Part 121 carriers face parallel requirements under Appendix P to Part 121, which also covers South Polar Area operations and ties polar authorization to ETOPS approval. ETOPS, which stands for Extended Operations, limits how far a twin-engine aircraft can fly from the nearest adequate diversion airport. Standard ETOPS approval allows operations up to 180 minutes from a diversion point, but flights in the North Polar Area can receive an exception extending that to 240 minutes when no suitable airport exists within the 180-minute envelope. That exception is reserved for conditions specific to polar flying, such as volcanic activity, extreme cold at en-route airports, or weather below dispatch minimums.

Survival and Emergency Equipment

Polar routes frequently cross vast stretches of ocean, ice shelf, and uninhabited terrain where rescue could take days. Federal regulations require specific survival equipment scaled to the remoteness of the route. For flights more than 100 nautical miles or 30 minutes of flying time from the nearest shore, the aircraft must carry life preservers with survivor locator lights for every occupant, enough life rafts to hold everyone aboard, pyrotechnic signaling devices for each raft, a self-powered emergency radio capable of transmitting on emergency frequencies, and a lifeline.

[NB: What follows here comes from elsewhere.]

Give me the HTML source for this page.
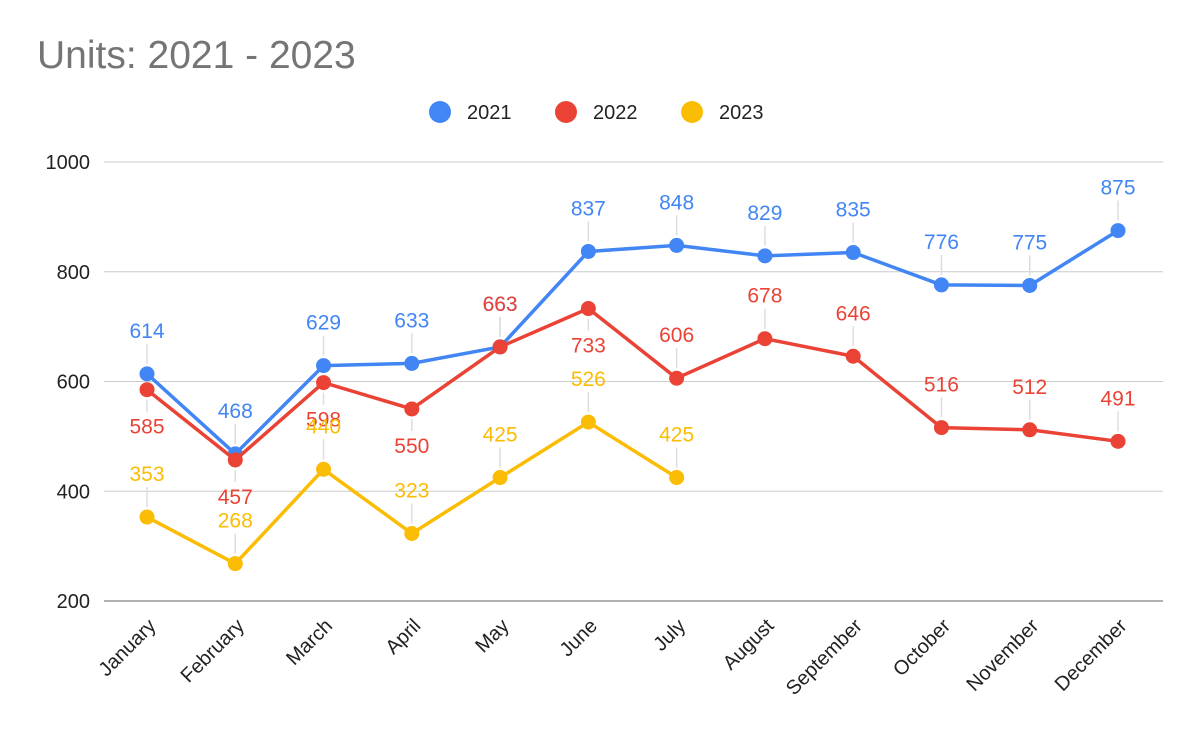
<!DOCTYPE html>
<html><head><meta charset="utf-8"><style>
body{margin:0;background:#fff;}
svg text{font-family:"Liberation Sans",Arial,sans-serif;}
</style></head><body>
<svg id="chart" width="1200" height="742" xmlns="http://www.w3.org/2000/svg">
<text x="37" y="68" font-size="39" fill="#757575">Units: 2021 - 2023</text>
<g id="grid"></g><g id="axes"></g><g id="series"></g><g id="legend"></g>
</svg>
<script>
const categories=["January","February","March","April","May","June","July","August","September","October","November","December"];
const seriesNames=["2021","2022","2023"];
const values2021=[614,468,629,633,663,837,848,829,835,776,775,875];
const values2022=[585,457,598,550,663,733,606,678,646,516,512,491];
const values2023=[353,268,440,323,425,526,425];
const labelBelow2022=[1,1,1,1,0,1,0,0,0,0,0,0];
const yTicks=[200,400,600,800,1000];
const colors=["#4285f4","#ea4335","#fbbc04"];
const NS="http://www.w3.org/2000/svg";
const x0=147,dx=(1118-147)/11;
function xs(i){return x0+i*dx;}
function ys(v){return 601-(v-200)*(439/800);}
function el(t,a,p){const e=document.createElementNS(NS,t);for(const k in a)e.setAttribute(k,a[k]);p.appendChild(e);return e;}
const grid=document.getElementById('grid'),axes=document.getElementById('axes'),ser=document.getElementById('series'),leg=document.getElementById('legend');
yTicks.forEach(t=>{
  const l=el('line',{x1:104,x2:1163,y1:ys(t),y2:ys(t),stroke:t===200?'#999':'#ccc','stroke-width':t===200?1.5:1},grid);
  
  
  const tx=el('text',{x:90,y:ys(t)+7,'text-anchor':'end','font-size':20,fill:'#222'},axes);tx.textContent=t;
  
  
});
categories.forEach((c,i)=>{
  const tx=el('text',{x:xs(i)+10,y:627,'text-anchor':'end','font-size':20,fill:'#222',transform:`rotate(-45 ${xs(i)+10} 627)`},axes);tx.textContent=c;
  
  
});
const all=[values2021,values2022,values2023];
all.forEach((vals,s)=>{
  const g=el('g',{},ser);
  
  
  const pl=el('polyline',{points:vals.map((v,i)=>xs(i)+','+ys(v)).join(' '),fill:'none',stroke:colors[s],'stroke-width':3.5,'stroke-linejoin':'round'},g);
  
  
  vals.forEach((v,i)=>{
    const x=xs(i),y=ys(v);
    const below=s===1&&labelBelow2022[i];
    const ld=el('line',{x1:x,x2:x,y1:below?y+10:y-10,y2:below?y+22:y-30,stroke:'#ddd','stroke-width':1.5},g);
    
    
    const c=el('circle',{cx:x,cy:y,r:7.5,fill:colors[s]},g);
    
    
    const t=el('text',{x:x,y:below?y+44:y-36,'text-anchor':'middle','font-size':21,fill:colors[s]},g);t.textContent=v;
    
    
  });
});
const lx=[440,566,692];
seriesNames.forEach((n,s)=>{
  const g=el('g',{},leg);
  
  
  el('circle',{cx:lx[s],cy:112,r:11,fill:colors[s]},g);
  const t=el('text',{x:lx[s]+27,y:119,'font-size':20,fill:'#222'},g);t.textContent=n;
});
</script>
</body></html>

Each life raft must also have a survival kit equipped for the route being flown. For polar operations, that means provisions well beyond the basic overwater kit. Standard raft survival equipment includes a canopy, signal mirror, compass, knife, dye markers, flashlight, food and water rations, a fishing kit, a repair kit, a pump, oars, and a survival manual. All required equipment must be installed in clearly marked, easily accessible locations so the crew can reach it quickly during a ditching or forced landing on ice.

The polar-specific requirements layered on top of this baseline, like the cold weather anti-exposure suits and the passenger recovery plan, reflect a blunt operational reality: a diversion in the Arctic or Antarctic is not like diverting to a regional airport in the lower 48. Crews may be outside the aircraft in life-threatening cold for extended periods, and passengers may be stranded at facilities with minimal shelter.

Costs of Operating Ice-Equipped Aircraft

Every regulation and system described above translates into money, and the financial burden of ice-equipped operations runs significantly higher than standard flying. The costs stack up across several categories that owners and operators need to budget for realistically.

The initial capital outlay for an STC covering ski installation or ice protection systems can reach hundreds of thousands of dollars per airframe. That figure covers engineering data, flight testing, and the FAA certification process itself. Consumable costs add up quickly once the aircraft enters service: TKS anti-icing fluid currently runs roughly $30 per gallon, and a single flight through icing conditions can burn through several gallons depending on the aircraft size and duration of exposure.

Maintenance costs climb because cold-soaking engine components, exposure to salt-laden moisture in coastal ice zones, and repeated thermal cycling between heated hangars and subzero ramp conditions all accelerate corrosion and wear. Engine manufacturers like Lycoming recommend preheating anytime temperatures drop to 10°F or below, and skipping that step risks abnormal wear to internal parts, reduced performance, and shortened time between overhauls. The specialized labor required for arctic airframe work typically costs more per hour than standard maintenance rates.

Insurance is another line item that surprises new operators. Policies covering operations on ice shelves, frozen lakes, or unimproved snow strips carry substantially higher premiums than standard hull and liability coverage, reflecting both the higher risk of airframe damage and the difficulty of recovery if something goes wrong in a remote location. Combined with limited market demand, these elevated operating costs often push resale values for modified aircraft below those of their standard counterparts. Owners who do not account for the full lifecycle cost before committing to ice operations can find themselves financially stranded well before the aircraft reaches the end of its useful life.